With just this and one more episode of Stargirl left before the show’s untimely cancelation, it’s tough to watch knowing how little show there is left, when it’s been such a highlight throughout its three-season run. This show has served up some fun, interesting twists and turns, and it’s not done yet. Spoilers follow for Stargirl Season 3, Episode 12, “Frenemies: Chapter Twelve: The Last Will and Testament of Sylvester Pemberton.”
“The Last Will and Testament of Sylvester Pemberton”
As the team devise a plan to deal with their latest threat, Sylvester (Joel McHale) takes matters into his own hands and leaves Courtney (Brec Bassinger), Pat (Luke Wilson) and the JSA fearing for what comes next.
I’ve gone back and forth this season about whether the resurrected Sylvester Pemberton, once called Starman, is good or evil, and whether Joel McHale is doing a good job as the actor–or not. We have our answer this week, and it’s the mother of all spoilers.

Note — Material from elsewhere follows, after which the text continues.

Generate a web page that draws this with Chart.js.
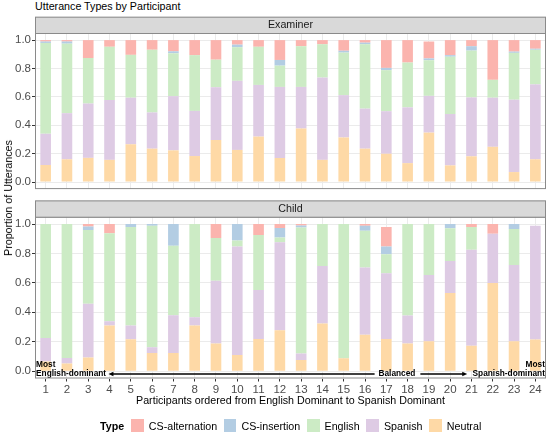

In retrospect, it should’ve been obvious as soon as they told us about the Ultra Humanite’s history of brain-swapping, including an award-winning performance while he occupied the body of an actress. After watching Sylvester berate and misdirect the kids, we cut to Cindy, Mike, and Jakeem in the bowels of one of the Dragon King’s labs, where they find none other than the Dragon King himself–or at least his body–with the crown of his skull and his brain both missing. His brain is in the albino ape that Ultra Humanite occupied for decades, so where is the Ultra Humanite? Oh no.
For a show about teens reviving a Silver Age comics team, complete with cheesy costumes, Stargirl has never shied from doing some pretty dark stuff, as the deaths of Paula and Larry Crock demonstrated. The Ultra Humanite has been occupying Sylvester’s body since sometime before his cameo at the very end of Season 2, which means that every scene with him, apart from that opening scene where the JSA killed him, has actually been this villain.
Is he really bad, or really good?
And so that means that all of the fluctuations in Sylvester’s character have been canonical. They’re not a matter of McHale not quite getting the right tone for the scene, they’re cracks showing in the facade the Ultra Humanite has erected. It makes sense that the kids and even Patrick didn’t see through them–a resurrected friend was already weird, so it would make sense that he’d act a bit unstable at times. This was a smart way to bring in McHale’s Starman without having to inexplicably resurrect him. Or rather, they used the inexplicable resurrection–something that would absolutely happen on a show like this–as a smoke screen for the reality of the situation.
And so I have to give kudos to both the writers and to McHale. I’ve been suspicious of him literally all season, and that was clearly intentional, and it was well executed in my opinion. It also helps justify all the time spent with Courtney separated from the Cosmic Staff in a way that makes sense for the story, though that means that things have been somewhat disappointing on the Stargirl fight front. There have been great fights, but very few of them have involved Courtney, and the characters have spent barely any time in costume–something that had previously been a strength of the show.
I’m less certain, though, of how well the show handled Cindy’s storyline for this season. Her storyline should ostensibly be pretty big, but she’s been offscreen almost all season, so it feels like things came together for her story very suddenly. With one episode left and the team having yet to face the possessed Sylvester, it feels like we’re really sliding into home base at the last second–there’s very little time to get Cindy back into the team and bring the team back together.
Stargirl has been a joy to watch from the very beginning–something very different from the other DC TV fare, and I’m glad it outlived its parent service the same way that Doom Patrol and Titans have. With just one episode left, it feels like the show is ending much too soon.